Мне кажется, что там слишком много изломов линии для ट. Полумесяц с точкой - анунасика ँ, перед которым я вижу ещё два штриха вверх от линии - возможно,  au ौ, т.е. заканчивается на auṁ. С первой частью не понятно. Двойной завиток напомнил мне букву ल l, но смотрит он куда-то не туда. Похоже на ट्ट ṭṭa (вряд ли) или दृ dṛ (невозможно). Если учитывать фактор дрожания рук, то вообще что угодно там можно предполагать. Например, что там неудачно написано второй раз ह्रीँ hrīṁ (хотя там и первый раз удачным сложно назвать). Как вариант - биджа हौँ hauṁ.

А фотографий кольца нету? Интересно было бы взглянуть. А то по картинке не очень понятно, какое оно из себя. Вторая биджа явно приписана к надписи позже, т.к. она вылезает из строки, и особенно выделяется неаккуратным видом. Первая, как я полагаю, тоже вписана на свободное место. Наверное, кому-то обычный вариант мантры "ом намах шивая" показался слишком простым, и человек решил его усилить, приписав туда на свободное место биджи.

----------


## Журавлев

> Мне кажется, что там слишком много изломов линии для ट. Полумесяц с точкой - анунасика ँ, перед которым я вижу ещё два штриха вверх от линии - возможно,  au ौ, т.е. заканчивается на auṁ. С первой частью не понятно. Двойной завиток напомнил мне букву ल l, но смотрит он куда-то не туда. Похоже на ट्ट ṭṭa (вряд ли) или दृ dṛ (невозможно). Если учитывать фактор дрожания рук, то вообще что угодно там можно предполагать. Например, что там неудачно написано второй раз ह्रीँ hrīṁ (хотя там и первый раз удачным сложно назвать). Как вариант - биджа हौँ hauṁ.
> 
> А фотографий кольца нету? Интересно было бы взглянуть. А то по картинке не очень понятно, какое оно из себя. Вторая биджа явно приписана к надписи позже, т.к. она вылезает из строки, и особенно выделяется неаккуратным видом. Первая, как я полагаю, тоже вписана на свободное место. Наверное, кому-то обычный вариант мантры "ом намах шивая" показался слишком простым, и человек решил его усилить, приписав туда на свободное место биджи.
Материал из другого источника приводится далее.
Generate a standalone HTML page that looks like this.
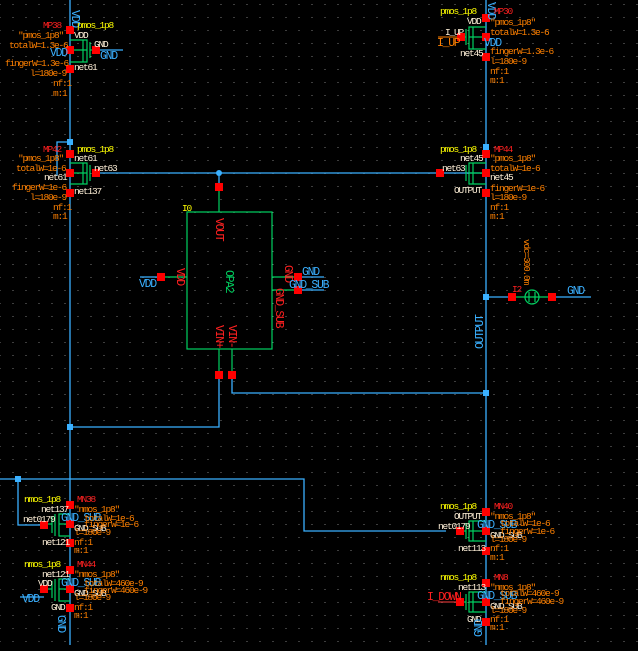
<!DOCTYPE html>
<html><head><meta charset="utf-8"><style>
html,body{margin:0;padding:0;background:#000;}
svg{display:block}
text{font-family:"Liberation Mono",monospace;font-size:9.5px;letter-spacing:-1.2px;}
text[font-size="10"]{font-size:11.5px;letter-spacing:-1.3px;}
.y{fill:#ffff00}.o{fill:#ff8000}.r{fill:#ff2020}.w{fill:#fff0d8}.b{fill:#3ab0ff}.g{fill:#00d060}
</style></head><body>
<svg width="638" height="651" viewBox="0 0 638 651" xmlns="http://www.w3.org/2000/svg">
<defs>
<pattern id="dots" x="12.5" y="4" width="13" height="13" patternUnits="userSpaceOnUse">
<rect x="0" y="0" width="1" height="1" fill="#7a7a7a"/></pattern>
</defs>
<rect width="638" height="651" fill="#000"/>
<rect width="638" height="651" fill="url(#dots)"/>

<g stroke="#3ab0ff" stroke-width="1.3" fill="none">
<line x1="70" y1="0" x2="70" y2="645"/>
<line x1="486" y1="0" x2="486" y2="645"/>
<polyline points="70,142 57,142 57,176"/>
<line x1="96" y1="173" x2="486" y2="173"/>
<polyline points="219,375 219,427 70,427"/>
<polyline points="232,375 232,393 486,393"/>
<line x1="140" y1="277" x2="161" y2="277"/>
<line x1="298" y1="277" x2="324" y2="277"/>
<line x1="298" y1="290" x2="324" y2="290"/>
<line x1="486" y1="297" x2="512" y2="297"/>
<line x1="552" y1="297" x2="591" y2="297"/>
<polyline points="0,479 304,479 304,531 446,531"/>
<polyline points="18,479 18,525 44,525"/>
<line x1="96" y1="50" x2="123" y2="50"/>
<line x1="20" y1="597" x2="44" y2="597"/>
<line x1="219" y1="173" x2="219" y2="187"/>
</g>
<line x1="438" y1="37" x2="461" y2="37" stroke="#ff8000" stroke-width="1"/>
<line x1="438" y1="602" x2="460" y2="602" stroke="#ff4040" stroke-width="1"/>

<g fill="#3ab0ff">
<rect x="67" y="139" width="6" height="6"/>
<circle cx="219" cy="173" r="3"/>
<rect x="483" y="144" width="6" height="6"/>
<rect x="483" y="294" width="6" height="6"/>
<rect x="483" y="390" width="6" height="6"/>
<rect x="67" y="424" width="6" height="6"/>
<rect x="15" y="476" width="6" height="6"/>
</g>

<g stroke="#00d060" stroke-width="1.2" fill="none">
<rect x="187" y="212" width="85" height="137"/>
<line x1="219" y1="187" x2="219" y2="212"/>
<line x1="161" y1="277" x2="187" y2="277"/>
<line x1="272" y1="277" x2="298" y2="277"/>
<line x1="272" y1="290" x2="298" y2="290"/>
<line x1="219" y1="349" x2="219" y2="375"/>
<line x1="232" y1="349" x2="232" y2="375"/>
<line x1="512" y1="297" x2="552" y2="297"/>
<circle cx="532" cy="297" r="7"/>
<line x1="529" y1="292" x2="529" y2="302"/>
<line x1="535" y1="292" x2="535" y2="302"/>
<polyline points="70,40 87,40 87,62 70,62"/><line x1="83" y1="40" x2="83" y2="62"/><line x1="90" y1="42" x2="90" y2="58"/><line x1="90" y1="50" x2="96" y2="50"/><line x1="70" y1="50" x2="87" y2="50"/>
<polyline points="70,163 87,163 87,184 70,184"/><line x1="83" y1="163" x2="83" y2="184"/><line x1="90" y1="165" x2="90" y2="181"/><line x1="70" y1="173" x2="87" y2="173"/>
<polyline points="486,27 469,27 469,49 486,49"/><line x1="473" y1="27" x2="473" y2="49"/><line x1="466" y1="29" x2="466" y2="45"/><line x1="461" y1="37" x2="466" y2="37"/><line x1="469" y1="37" x2="486" y2="37"/>
<polyline points="486,163 469,163 469,184 486,184"/><line x1="473" y1="163" x2="473" y2="184"/><line x1="466" y1="165" x2="466" y2="181"/><line x1="469" y1="173" x2="486" y2="173"/>
<polyline points="70,514 59,514 59,536 70,536"/><line x1="55" y1="514" x2="55" y2="536"/><line x1="52" y1="516" x2="52" y2="533"/><line x1="44" y1="524" x2="52" y2="524"/><line x1="59" y1="524" x2="70" y2="524"/>
<polyline points="70,579 59,579 59,601 70,601"/><line x1="55" y1="579" x2="55" y2="601"/><line x1="52" y1="581" x2="52" y2="598"/><line x1="44" y1="589" x2="52" y2="589"/><line x1="59" y1="589" x2="70" y2="589"/>
<polyline points="486,521 469,521 469,541 486,541"/><line x1="473" y1="521" x2="473" y2="541"/><line x1="466" y1="523" x2="466" y2="539"/><line x1="460" y1="531" x2="466" y2="531"/><line x1="469" y1="531" x2="486" y2="531"/>
<polyline points="486,592 469,592 469,612 486,612"/><line x1="473" y1="592" x2="473" y2="612"/><line x1="466" y1="594" x2="466" y2="610"/><line x1="460" y1="602" x2="466" y2="602"/><line x1="469" y1="602" x2="486" y2="602"/>
</g>

<g fill="#ff0000">
<rect x="66" y="26" width="8" height="8"/><rect x="66" y="46" width="8" height="8"/><rect x="66" y="65" width="8" height="8"/><rect x="92" y="46" width="8" height="8"/>
<rect x="66" y="150" width="8" height="8"/><rect x="66" y="169" width="8" height="8"/><rect x="66" y="189" width="8" height="8"/><rect x="92" y="169" width="8" height="8"/>
<rect x="482" y="14" width="8" height="8"/><rect x="482" y="33" width="8" height="8"/><rect x="482" y="53" width="8" height="8"/><rect x="457" y="33" width="8" height="8"/>
<rect x="482" y="150" width="8" height="8"/><rect x="482" y="169" width="8" height="8"/><rect x="482" y="189" width="8" height="8"/><rect x="436" y="169" width="8" height="8"/>
<rect x="215" y="183" width="8" height="8"/><rect x="157" y="273" width="8" height="8"/><rect x="294" y="273" width="8" height="8"/><rect x="294" y="286" width="8" height="8"/>
<rect x="215" y="371" width="8" height="8"/><rect x="228" y="371" width="8" height="8"/>
<rect x="508" y="293" width="8" height="8"/><rect x="548" y="293" width="8" height="8"/>
<rect x="66" y="501" width="8" height="8"/><rect x="66" y="520" width="8" height="8"/><rect x="66" y="539" width="8" height="8"/><rect x="40" y="521" width="8" height="8"/>
<rect x="66" y="566" width="8" height="8"/><rect x="66" y="585" width="8" height="8"/><rect x="66" y="604" width="8" height="8"/><rect x="40" y="585" width="8" height="8"/>
<rect x="482" y="508" width="8" height="8"/><rect x="482" y="527" width="8" height="8"/><rect x="482" y="547" width="8" height="8"/><rect x="456" y="527" width="8" height="8"/>
<rect x="482" y="579" width="8" height="8"/><rect x="482" y="598" width="8" height="8"/><rect x="482" y="618" width="8" height="8"/><rect x="456" y="598" width="8" height="8"/>
</g>

<text x="72" y="10" class="b" transform="rotate(90 72 10)" font-size="10">VDD</text>
<text x="43" y="28" class="r">MP38</text><text x="77" y="28" class="y">pmos_1p8</text>
<text x="18" y="38" class="o">"pmos_1p8"</text><text x="74" y="38" class="w">VDD</text>
<text x="9" y="48" class="o">totalW=1.3e-6</text><text x="94" y="47" class="w">GND</text>
<text x="50" y="56" class="b" font-size="10">VDD</text><text x="100" y="59" class="b" font-size="10">GND</text>
<text x="5" y="66" class="o">fingerW=1.3e-6</text><text x="74" y="70" class="w">net61</text>
<text x="30" y="76" class="o">l=180e-9</text>
<text x="53" y="86" class="o">nf:1</text><text x="53" y="96" class="o">m:1</text>
<text x="43" y="152" class="r">MP42</text><text x="77" y="152" class="y">pmos_1p8</text>
<text x="18" y="161" class="o">"pmos_1p8"</text><text x="74" y="161" class="w">net61</text>
<text x="16" y="171" class="o">totalW=1e-6</text><text x="94" y="171" class="w">net63</text>
<text x="44" y="180" class="w">net61</text>
<text x="12" y="190" class="o">fingerW=1e-6</text><text x="74" y="194" class="w">net137</text>
<text x="30" y="200" class="o">l=180e-9</text>
<text x="53" y="210" class="o">nf:1</text><text x="53" y="219" class="o">m:1</text>

<text x="488" y="2" class="b" transform="rotate(90 488 2)" font-size="10">VDD</text>
<text x="440" y="14" class="y">pmos_1p8</text><text x="494" y="14" class="r">MP30</text>
<text x="467" y="24" class="w">VDD</text><text x="490" y="25" class="o">"pmos_1p8"</text>
<text x="445" y="35" class="w">I_UP</text><text x="490" y="35" class="o">totalW=1.3e-6</text>
<text x="437" y="46" class="o" font-size="10">I_UP</text><text x="484" y="46" class="b" font-size="10">VDD</text>
<text x="460" y="56" class="w">net45</text><text x="490" y="54" class="o">fingerW=1.3e-6</text>
<text x="490" y="64" class="o">l=180e-9</text>
<text x="490" y="74" class="o">nf:1</text><text x="490" y="83" class="o">m:1</text>
<text x="440" y="152" class="y">pmos_1p8</text><text x="494" y="152" class="r">MP44</text>
<text x="460" y="161" class="w">net45</text><text x="490" y="161" class="o">"pmos_1p8"</text>
<text x="442" y="171" class="w">net63</text><text x="490" y="171" class="o">totalW=1e-6</text>
<text x="490" y="180" class="w">net45</text>
<text x="454" y="193" class="w">OUTPUT</text><text x="490" y="191" class="o">fingerW=1e-6</text>
<text x="490" y="200" class="o">l=180e-9</text>
<text x="490" y="210" class="o">nf:1</text><text x="490" y="219" class="o">m:1</text>

<text x="182" y="211" class="y">I0</text>
<text x="216" y="218" class="r" transform="rotate(90 216 218)" font-size="10">VOUT</text>
<text x="177" y="268" class="r" transform="rotate(90 177 268)" font-size="10">VDD</text>
<text x="226" y="270" class="g" transform="rotate(90 226 270)" font-size="10">OPA2</text>
<text x="285" y="265" class="r" transform="rotate(90 285 265)" font-size="10">GND</text>
<text x="276" y="288" class="r" transform="rotate(90 276 288)" font-size="10">GND_SUB</text>
<text x="216" y="325" class="r" transform="rotate(90 216 325)" font-size="10">VIN+</text>
<text x="229" y="325" class="r" transform="rotate(90 229 325)" font-size="10">VIN-</text>
<text x="139" y="287" class="b" font-size="10">VDD</text>
<text x="302" y="275" class="b" font-size="10">GND</text>
<text x="289" y="288" class="b" font-size="10">GND_SUB</text>

<text x="524" y="239" class="o" transform="rotate(90 524 239)">vdc=300.0m</text>
<text x="512" y="292" class="r">I2</text>
<text x="567" y="294" class="b" font-size="10">GND</text>
<text x="483" y="349" class="b" transform="rotate(-90 483 349)" font-size="10">OUTPUT</text>

<text x="24" y="502" class="y">nmos_1p8</text><text x="77" y="502" class="r">MN38</text>
<text x="41" y="512" class="w">net137</text><text x="74" y="512" class="o">"nmos_1p8"</text>
<text x="23" y="522" class="w">net0179</text><text x="61" y="521" class="b" font-size="10">GND_SUB</text><text x="84" y="521" class="o">totalW=1e-6</text>
<text x="74" y="531" class="w">GND_SUB</text><text x="84" y="527" class="o">fingerW=1e-6</text>
<text x="74" y="535" class="o">l=180e-9</text>
<text x="42" y="545" class="w">net121</text><text x="74" y="545" class="o">nf:1</text><text x="74" y="553" class="o">m:1</text>
<text x="24" y="567" class="y">nmos_1p8</text><text x="77" y="567" class="r">MN44</text>
<text x="42" y="577" class="w">net121</text><text x="74" y="577" class="o">"nmos_1p8"</text>
<text x="38" y="586" class="w">VDD</text><text x="61" y="586" class="b" font-size="10">GND_SUB</text><text x="84" y="586" class="o">totalW=460e-9</text>
<text x="22" y="602" class="b" font-size="10">VDD</text><text x="74" y="596" class="w">GND_SUB</text><text x="84" y="593" class="o">fingerW=460e-9</text>
<text x="74" y="600" class="o">l=180e-9</text>
<text x="51" y="610" class="w">GND</text><text x="74" y="610" class="o">nf:1</text><text x="74" y="618" class="o">m:1</text>
<text x="58" y="615" class="b" transform="rotate(90 58 615)" font-size="10">GND</text>

<text x="440" y="509" class="y">nmos_1p8</text><text x="494" y="509" class="r">MN40</text>
<text x="454" y="519" class="w">OUTPUT</text><text x="490" y="519" class="o">"nmos_1p8"</text>
<text x="438" y="529" class="w">net0179</text><text x="477" y="528" class="b" font-size="10">GND_SUB</text><text x="500" y="526" class="o">totalW=1e-6</text>
<text x="490" y="538" class="w">GND_SUB</text><text x="500" y="534" class="o">fingerW=1e-6</text>
<text x="490" y="542" class="o">l=180e-9</text>
<text x="458" y="551" class="w">net113</text><text x="490" y="551" class="o">nf:1</text><text x="490" y="560" class="o">m:1</text>
<text x="440" y="580" class="y">nmos_1p8</text><text x="494" y="580" class="r">MN8</text>
<text x="458" y="590" class="w">net113</text><text x="490" y="590" class="o">"nmos_1p8"</text>
<text x="427" y="600" class="r" font-size="10">I_DOWN</text><text x="477" y="599" class="b" font-size="10">GND_SUB</text><text x="500" y="596" class="o">totalW=460e-9</text>
<text x="490" y="609" class="w">GND_SUB</text><text x="500" y="604" class="o">fingerW=460e-9</text>
<text x="490" y="613" class="o">l=180e-9</text>
<text x="467" y="622" class="w">GND</text><text x="490" y="622" class="o">nf:1</text><text x="490" y="630" class="o">m:1</text>
<text x="482" y="637" class="b" transform="rotate(-90 482 637)" font-size="10">GND</text>
</svg>
</body></html>
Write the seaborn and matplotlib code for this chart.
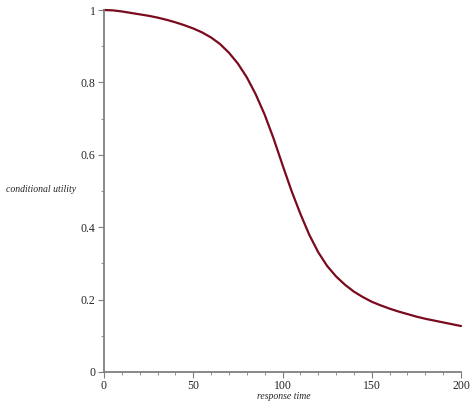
import pandas as pd
import numpy as np
import matplotlib
matplotlib.use("Agg")
import matplotlib.pyplot as plt
from matplotlib.ticker import MultipleLocator
import seaborn as sns

# values
response_time = [0, 5, 10, 15, 20, 25, 30, 35, 40, 45, 50, 55, 60, 65, 70, 75,
                 80, 85, 90, 95, 100, 105, 110, 115, 120, 125, 130, 135, 140,
                 145, 150, 155, 160, 165, 170, 175, 180, 185, 190, 195, 200]
utility = [1.0, 0.999, 0.996, 0.992, 0.988, 0.984, 0.979, 0.973, 0.966, 0.958,
           0.949, 0.938, 0.924, 0.906, 0.882, 0.852, 0.814, 0.767, 0.711,
           0.645, 0.572, 0.501, 0.437, 0.379, 0.331, 0.293, 0.264, 0.241,
           0.222, 0.207, 0.194, 0.184, 0.175, 0.167, 0.160, 0.153, 0.147,
           0.142, 0.137, 0.132, 0.127]

df = pd.DataFrame({"response time": response_time, "conditional utility": utility})

sns.set_style("white")
plt.rcParams["font.family"] = ["Liberation Serif", "DejaVu Serif"]

fig = plt.figure(figsize=(4.74, 4.05), dpi=100)
ax = fig.add_axes([0.2194, 0.0815, 0.7532, 0.8938])

sns.lineplot(data=df, x="response time", y="conditional utility", ax=ax,
             color="#7a0a1e", linewidth=1.6, clip_on=False)

ax.set_xlim(0, 200)
ax.set_ylim(0, 1)
ax.set_xticks([0, 50, 100, 150, 200])
ax.set_yticks([0, 0.2, 0.4, 0.6, 0.8, 1])
ax.set_yticklabels(["0", "0.2", "0.4", "0.6", "0.8", "1"])
ax.xaxis.set_minor_locator(MultipleLocator(10))
ax.yaxis.set_minor_locator(MultipleLocator(0.1))

for side in ["top", "right"]:
    ax.spines[side].set_visible(False)
for side in ["left", "bottom"]:
    ax.spines[side].set_color("#7f7f7f")
    ax.spines[side].set_linewidth(1.3)

ax.tick_params(which="major", direction="out", length=4, width=0.8,
               color="#7f7f7f", labelsize=8.5, pad=2, bottom=True, left=True)
ax.tick_params(which="minor", direction="out", length=2, width=0.6,
               color="#7f7f7f", bottom=True, left=True)

ax.set_xlabel("")
ax.set_ylabel("")
fig.text(0.598, 0.022, "response time", style="italic", fontsize=7,
         ha="center", va="center")
fig.text(0.012, 0.531, "conditional utility", style="italic", fontsize=7,
         ha="left", va="center")

fig.savefig("out.png", dpi=100)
Единственный, кто что либо усиливал, это человек,, сделавший кольцо. Соглашусь, надпись сделана очень грубо, и, возможно, кустарно, но я копировал на бумагу все ровно так, как есть. Все же, для чистоты процесса, сделаю фотографии и выложу. А возможно ли как либо по смысловой нагрузке подобрать используемый там символ...?

----------


## Асуман

> Единственный, кто что либо усиливал, это человек,, сделавший кольцо. Соглашусь, надпись сделана очень грубо, и, возможно, кустарно, но я копировал на бумагу все ровно так, как есть. Все же, для чистоты процесса, сделаю фотографии и выложу. А возможно ли как либо по смысловой нагрузке подобрать используемый там символ...?


Такие мантры обычно начинаются с ом'а. То, что перед ом'ом стоит биджа - нетипично. В гугле такой вариант не нашёл. Вот нагуглил несколько примеров:
ॐ ह्रीं नम: शिवाय oṁ hrīṁ namaḥ śivāya
ॐ ह्रीं ह्रौं नमः शिवाय oṁ hrīṁ hrauṁ namaḥ śivāya
ॐ ह्रीं क्लीं हुं शिवाय नमः om hrīṁ klīṁ huṁ śivāya namaḥ
ॐ ह्रीं श्रीं क्लीं शिवाय स्वाहा om hrīṁ śrīṁ klīṁ śivāya svāhā
Если бы была какая-то стандартная формула с одним нечётким знаком, то можно было бы по гуглю найти правильную запись. Но поскольку формула нестандартная, то я не уверен, что даже специалист по мантрам сможет оьъяснить, какой там должен быть знак и какой смысл вложил создатель надписи.

----------